Enterprise Oil
- Type: Public
- Industry: Oil and gas
- Founded: 1983
- Defunct: 2002
- Fate: Acquired
- Successor: Royal Dutch Shell
- Headquarters: London, England, UK
- Key people: Sir Graham Hearne, (Chairman)

= Enterprise Oil =

British oil company

Enterprise Oil was a major UK independent exploration and production company based in Europe, with core areas of activity in the United Kingdom and Ireland, mainland Europe, Brazil and the Gulf of Mexico. The company was once a constituent of the FTSE 100 Index but was acquired by Royal Dutch Shell.

==History==
Enterprise Oil was formed in 1983 to exploit the North Sea oil production assets of the then state-owned British Gas plc: it was privatised and its shares first listed on the London Stock Exchange in February 1984. In 1994 the company was involved in a high-profile but unsuccessful bid to acquire Lasmo.

The Corrib gas field was discovered off the coast of Ireland by Enterprise Oil in 1996, and has proved especially troublesome for Shell (see Corrib gas controversy). In the last few years of the company's existence it was also investing significant sums in its Brazilian oil interests.

The Most Reverend Justin Welby, Archbishop of Canterbury and former Bishop of Durham, served as Group Treasurer from 1984 to 1987.

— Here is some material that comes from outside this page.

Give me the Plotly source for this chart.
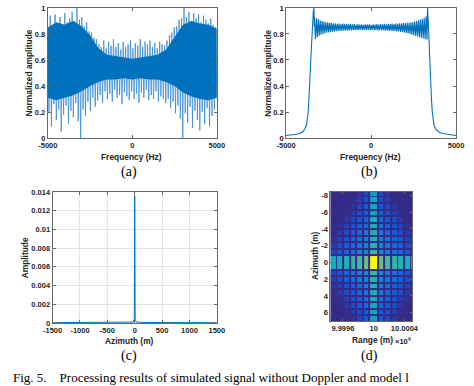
import numpy as np
import plotly.graph_objects as go

# ---------------- data ----------------
# (a) raw spectrum: upper spike tips and lower spike tips (alternating samples)
a_spike_high = [0.82, 0.94, 0.86, 0.95, 0.88, 0.93, 0.87, 0.96, 0.89, 0.92, 0.97, 0.90,
                1.00,
                0.91, 0.93, 0.86, 0.89, 0.82, 0.81, 0.77, 0.76,
                0.72, 0.70, 0.75, 0.69, 0.74, 0.71, 0.76, 0.70, 0.73, 0.68, 0.74, 0.70,
                0.72, 0.75, 0.69, 0.73, 0.71, 0.76, 0.70, 0.74, 0.72, 0.75, 0.70, 0.73,
                0.69, 0.74, 0.72, 0.71,
                0.75, 0.79, 0.81, 0.85, 0.86, 0.91, 0.92,
                1.00,
                0.93, 0.97, 0.90, 0.96, 0.92, 0.95, 0.89, 0.94, 0.91, 0.88, 0.92, 0.87, 0.85]
a_spike_low = [0.20, 0.09, 0.26, 0.14, 0.22, 0.05, 0.18, 0.25, 0.11, 0.21, 0.16, 0.27, 0.13,
               0.00,
               0.22, 0.17, 0.28, 0.21, 0.31, 0.24, 0.29,
               0.33, 0.27, 0.36, 0.30, 0.34, 0.28, 0.37, 0.31, 0.33, 0.26, 0.35, 0.32,
               0.29, 0.36, 0.30, 0.34, 0.27, 0.35, 0.31, 0.37, 0.29, 0.33, 0.30, 0.36,
               0.28, 0.32, 0.30, 0.27,
               0.30, 0.23, 0.28, 0.19, 0.25, 0.15,
               0.00,
               0.19, 0.12, 0.24, 0.08, 0.21, 0.14, 0.06, 0.20, 0.11, 0.23, 0.09, 0.17, 0.22, 0.30]
a_core_freq = [-5000, -4500, -4000, -3500, -3000, -2500, -2000, -1500, -1000, -500, 0,
               500, 1000, 1500, 2000, 2500, 3000, 3500, 4000, 4500, 5000]
a_core_upper = [0.85, 0.89, 0.87, 0.90, 0.86, 0.79, 0.69, 0.64, 0.63, 0.62, 0.61,
                0.62, 0.63, 0.64, 0.68, 0.78, 0.87, 0.90, 0.88, 0.87, 0.84]
a_core_lower = [0.31, 0.29, 0.31, 0.33, 0.36, 0.40, 0.43, 0.45, 0.45, 0.46, 0.45,
                0.46, 0.45, 0.45, 0.43, 0.40, 0.35, 0.32, 0.30, 0.29, 0.31]

# (b) compensated spectrum
b_left_freq = [-5000, -4800, -4600, -4400, -4200, -4100, -4000, -3900, -3800, -3700,
               -3650, -3600, -3550, -3500, -3450, -3400, -3360, -3345]
b_left_amp = [0.02, 0.022, 0.025, 0.03, 0.035, 0.042, 0.05, 0.07, 0.10, 0.20,
              0.30, 0.45, 0.60, 0.75, 0.88, 0.97, 1.00, 0.86]
b_mid_high = [0.93, 0.92, 0.915, 0.905, 0.90, 0.895, 0.89, 0.89, 0.885, 0.885,
              0.88, 0.882, 0.878, 0.88, 0.876, 0.879, 0.875, 0.878, 0.874, 0.877,
              0.873, 0.876, 0.872, 0.875, 0.871, 0.874, 0.87, 0.873, 0.871, 0.874,
              0.87, 0.873, 0.871, 0.875, 0.872, 0.876, 0.873, 0.877, 0.874, 0.878,
              0.875, 0.879, 0.876, 0.88, 0.878, 0.882, 0.88, 0.884, 0.883, 0.887,
              0.886, 0.89, 0.89, 0.895, 0.90, 0.905, 0.91, 0.915, 0.925, 0.935]
b_mid_low = [0.76, 0.775, 0.785, 0.795, 0.80, 0.805, 0.81, 0.812, 0.815, 0.818,
             0.82, 0.822, 0.824, 0.823, 0.826, 0.825, 0.828, 0.826, 0.829, 0.827,
             0.83, 0.828, 0.831, 0.829, 0.832, 0.83, 0.833, 0.831, 0.832, 0.83,
             0.832, 0.829, 0.831, 0.828, 0.83, 0.827, 0.829, 0.826, 0.828, 0.824,
             0.826, 0.822, 0.824, 0.82, 0.82, 0.816, 0.815, 0.81, 0.808, 0.803,
             0.80, 0.795, 0.79, 0.785, 0.78, 0.775, 0.77, 0.765, 0.76, 0.755]
b_right_freq = [3320, 3360, 3400, 3450, 3500, 3550, 3600, 3700, 3800, 3900, 4000,
                4200, 4500, 4800, 5000]
b_right_amp = [1.00, 0.90, 0.75, 0.60, 0.45, 0.30, 0.20, 0.10, 0.07, 0.055, 0.045,
               0.035, 0.03, 0.024, 0.02]

# (c) azimuth profile
c_azimuth = [-1500, -1200, -1000, -800, -750, -500, -200, -30, -8, 0,
             8, 30, 200, 500, 750, 800, 1000, 1200, 1500]
c_amp = [0.00003, 0.00004, 0.00006, 0.00004, 0.00007, 0.00004, 0.00005, 0.0001,
         0.0004, 0.0136, 0.0004, 0.0001, 0.00005, 0.00004,
         0.00007, 0.00004, 0.00006, 0.00004, 0.00003]

# (d) point-target image (dB), lobe bins in metres relative to 1e5 m range
d_range_edges_m = [-5.66, -4.81, -3.96, -3.11, -2.26, -1.41, -0.56, 0.56, 1.41,
                   2.26, 3.11, 3.96, 4.81, 5.66]
d_azimuth_edges_m = [-8.65, -7.87, -7.09, -6.31, -5.53, -4.75, -3.97, -3.19, -2.41,
                     -1.63, -0.85, 0.85, 1.63, 2.41, 3.19, 3.97, 4.75, 5.53, 6.31,
                     7.09, 7.87, 8.65]
d_main_row_db = [-23.5, -22.5, -21.5, -20, -18.5, -16.5, 0, -16.5, -18.5, -20, -21.5, -22.5, -23.5]
d_main_col_db = [-25, -24.5, -24, -23.5, -23, -22.5, -22, -21.5, -21, -19.5, 0,
                 -19.5, -21, -21.5, -22, -22.5, -23, -23.5, -24, -24.5, -25]
d_range_side_db = [-24, -22.2, -20.4, -18.6, -16.8, -15, 0, -15, -16.8, -18.6, -20.4, -22.2, -24]
d_azimuth_side_db = [-22, -21, -20, -19, -18, -17, -16, -15, -14, -13, 0,
                     -13, -14, -15, -16, -17, -18, -19, -20, -21, -22]
d_floor_db = -40   # level of the nulls between lobes

# ---------------- figure ----------------
W, H = 474, 386
BLUE = '#0072BD'
AXC = '#686868'
TXT = '#262626'
SANS = 'Arial, Liberation Sans, sans-serif'
SERIF = 'Times New Roman, Liberation Serif, serif'

def fx(p):
    return p / W

def fy(p):
    return 1 - p / H

def interleave(hi, lo):
    out = []
    for h, l in zip(hi, lo):
        out += [h, l]
    return out

def with_nulls(edges, gap):
    """lobe edges -> edges including a thin null bin at every inner edge"""
    out = [edges[0]]
    for e in edges[1:-1]:
        out += [e - gap / 2, e + gap / 2]
    out.append(edges[-1])
    return out

def spread(values, floor):
    out = []
    for k, v in enumerate(values):
        if k:
            out.append(floor)
        out.append(v)
    return out

fig = go.Figure()

# (a)
a_y = interleave(a_spike_high, a_spike_low)
a_x = np.linspace(-5000, 5000, len(a_y))
fig.add_trace(go.Scatter(x=a_x, y=a_y, mode='lines', line=dict(color='#3b8bd0', width=0.8),
                         xaxis='x', yaxis='y', hoverinfo='skip'))
fig.add_trace(go.Scatter(x=a_core_freq + a_core_freq[::-1], y=a_core_upper + a_core_lower[::-1],
                         mode='lines', fill='toself', fillcolor=BLUE, line=dict(width=0, color=BLUE),
                         xaxis='x', yaxis='y', hoverinfo='skip'))

# (b)
b_mid = interleave(b_mid_high, b_mid_low)
b_x = b_left_freq + list(np.linspace(-3330, 3290, len(b_mid))) + b_right_freq
b_y = b_left_amp + b_mid + b_right_amp
fig.add_trace(go.Scatter(x=b_x, y=b_y, mode='lines', line=dict(color=BLUE, width=1.1),
                         xaxis='x2', yaxis='y2', hoverinfo='skip'))

# (c)
fig.add_trace(go.Scatter(x=c_azimuth, y=c_amp, mode='lines', line=dict(color=BLUE, width=1),
                         xaxis='x3', yaxis='y3', hoverinfo='skip'))

# (d)
ci = d_main_col_db.index(0)
cj = d_main_row_db.index(0)
z_lobes = []
for i in range(len(d_main_col_db)):
    row = []
    for j in range(len(d_main_row_db)):
        if i == ci:
            row.append(d_main_row_db[j])
        elif j == cj:
            row.append(d_main_col_db[i])
        else:
            row.append(d_azimuth_side_db[i] + d_range_side_db[j])
    z_lobes.append(row)
floor_row = [d_floor_db] * (2 * len(d_main_row_db) - 1)
z = []
for k, row in enumerate(z_lobes):
    if k:
        z.append(floor_row)
    z.append(spread(row, d_floor_db))
parula = [[0.0, '#352a87'], [0.125, '#0f5cdd'], [0.25, '#1481d6'], [0.375, '#06a4ca'],
          [0.5, '#2eb7a4'], [0.625, '#87bf77'], [0.75, '#d1bb59'], [0.875, '#fec832'],
          [1.0, '#f9fb0e']]
d_x_edges = [10 + e / 1e4 for e in with_nulls(d_range_edges_m, 0.24)]
d_y_edges = with_nulls(d_azimuth_edges_m, 0.22)
fig.add_trace(go.Heatmap(x=d_x_edges, y=d_y_edges, z=z,
                         colorscale=parula, zmin=d_floor_db, zmax=0, showscale=False,
                         xaxis='x4', yaxis='y4', hoverinfo='skip'))

def axis(domain, rng, tickvals, ticktext, anchor, grid=False, **kw):
    d = dict(domain=domain, range=rng, tickvals=tickvals, ticktext=ticktext, anchor=anchor,
             showline=True, linecolor=AXC, linewidth=1, mirror='ticks', ticks='inside',
             ticklen=3, tickcolor=AXC, tickwidth=1, zeroline=False, showgrid=grid,
             gridcolor='#e4e4e4', gridwidth=1, fixedrange=True,
             tickfont=dict(family=SANS, size=7.5, color=TXT, weight='bold'))
    d.update(kw)
    return d

ya_dom = [fy(137.3), fy(4)]
fig.update_layout(
    width=W, height=H, margin=dict(l=0, r=0, t=0, b=0, pad=0),
    paper_bgcolor='white', plot_bgcolor='white', showlegend=False,
    xaxis=axis([fx(39.3), fx(215)], [-5000, 5000], [-5000, 0, 5000], ['-5000', '0', '5000'], 'y'),
    yaxis=axis(ya_dom, [0, 1], [0, 0.2, 0.4, 0.6, 0.8, 1], ['0', '0.2', '0.4', '0.6', '0.8', '1'], 'x'),
    xaxis2=axis([fx(287), fx(463.7)], [-5000, 5000], [-5000, 0, 5000], ['-5000', '0', '5000'], 'y2'),
    yaxis2=axis(ya_dom, [0, 1], [0, 0.2, 0.4, 0.6, 0.8, 1], ['0', '0.2', '0.4', '0.6', '0.8', '1'], 'x2'),
    xaxis3=axis([fx(44.3), fx(215)], [-1500, 1500], [-1500, -1000, -500, 0, 500, 1000, 1500],
                ['-1500', '-1000', '-500', '0', '500', '1000', '1500'], 'y3', grid=True),
    yaxis3=axis([fy(326.6), fy(192.5)], [0, 0.014], [0, 0.002, 0.004, 0.006, 0.008, 0.01, 0.012, 0.014],
                ['0', '0.002', '0.004', '0.006', '0.008', '0.01', '0.012', '0.014'], 'x3', grid=True),
    xaxis4=axis([fx(333), fx(418)], [10 - 5.63e-4, 10 + 5.0e-4], [9.9996, 10, 10.0004],
                ['9.9996', '10', '10.0004'], 'y4', ticklen=2),
    yaxis4=axis([fy(324.7), fy(192)], [7.0, -8.47], [-8, -6, -4, -2, 0, 2, 4, 6],
                ['-8', '-6', '-4', '-2', '0', '2', '4', '6'], 'x4', ticklen=2),
)

def note(text, x, y, size=8.4, angle=0, family=SANS, bold=True, xanchor='center', yanchor='middle'):
    fig.add_annotation(text=text, x=fx(x), y=fy(y), xref='paper', yref='paper', showarrow=False,
                       textangle=angle, xanchor=xanchor, yanchor=yanchor,
                       font=dict(family=family, size=size, color=TXT if bold else 'black',
                                 weight='bold' if bold else 'normal'))

note('Normalized amplitude', 20, 71, angle=-90)
note('Frequency (Hz)', 126.7, 156.3)
note('Normalized amplitude', 268.7, 71, angle=-90)
note('Frequency (Hz)', 374.7, 156.3)
note('Amplitude', 16, 260, angle=-90)
note('Azimuth (m)', 124, 345)
note('Azimuth (m)', 317, 257, angle=-90)
note('Range (m)', 376.3, 344.3)
note('×10<sup>4</sup>', 408, 345.5, size=7.5)
note('(a)', 123.5, 171.7, size=14, family=SERIF, bold=False)
note('(b)', 374, 171.7, size=14, family=SERIF, bold=False)
note('(c)', 123.5, 360.5, size=14, family=SERIF, bold=False)
note('(d)', 374, 360, size=14, family=SERIF, bold=False)
note('Fig. 5.    Processing results of simulated signal without Doppler and model l',
     1, 373, size=13, family=SERIF, bold=False, xanchor='left', yanchor='top')

fig.write_html('out.html', config={'displayModeBar': False},
               post_script="document.body.style.margin='0';document.body.style.overflow='hidden';")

The company was purchased by Royal Dutch Shell for £3.5bn in 2002.

==Operations==
The company had interests in some 41 fields, mainly in the North Sea; it had also made at least one major discovery in the Gulf of Mexico. It was initially based in London but whilst keeping its head office there, in 1998 it moved its UK operations to its office in Aberdeen.